To find out more about these case studies and our other biodiversity initiatives, see case studies.
Unilever received a World Business and Development Award at the Rio+20 UN Conference on Sustainable Development in June 2012 for our work with tea and allanblackia farmers in Africa. The award recognises companies that are implementing ‘inclusive business’ models that deliver both commercial success and help improve social, environmental and economic conditions.
In 2012, the Forest Footprint Disclosure Project(Link opens in a new window) also recognised Unilever as the joint sector leader with the Marfrig Group in its 2012 Annual Review of 100 companies. It is the second consecutive year that we have topped the ranking. The award is based on our commitment to using key forest commodities such as soy, palm oil and timber sustainably and responsibly.

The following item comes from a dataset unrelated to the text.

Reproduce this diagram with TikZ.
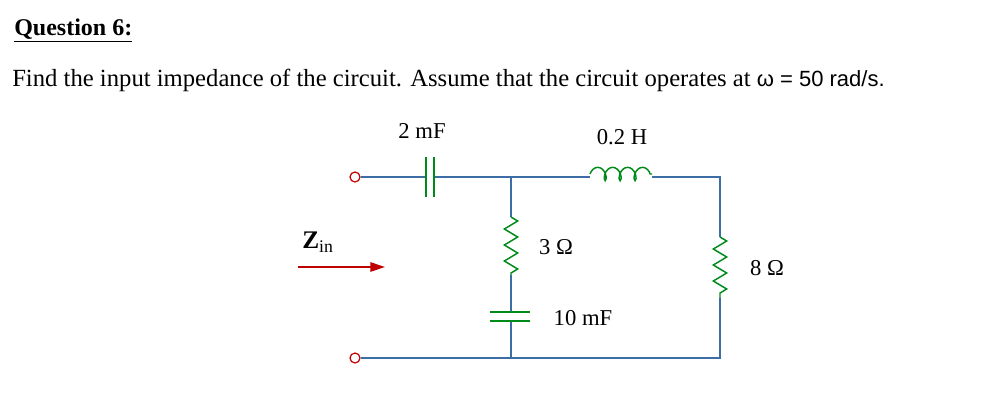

These recent recognitions reflect Unilever’s on-going work to understand and improve our management of environment-related risks. Back in 2009, for instance, we scored 78% in an independent study that analysed how well companies manage their dependence and impact on biodiversity and ecosystem services. The average for our sector was 40%. The analysis was based on the Natural Value Initiative’s (NVI) Ecosystem Services Benchmark, an investor-orientated ranking. The NVI is funded by the Dutch government and made up of three organisations: conservation body Fauna & Flora; the UNEP Finance Initiative (a strategic public–private partnership between UNEP and the global financial sector); and the Fundação Getulio Vargas, a business school in Brazil. The Benchmark methodology considered five performance categories: competitive advantage; governance; policy and strategy; management and implementation; and reporting. Unilever was deemed to be strongest in the categories of competitive advantage and policy and strategy. The Benchmark results were presented to the United Nations Environment Programme (UNEP) Finance Initiative Roundtable.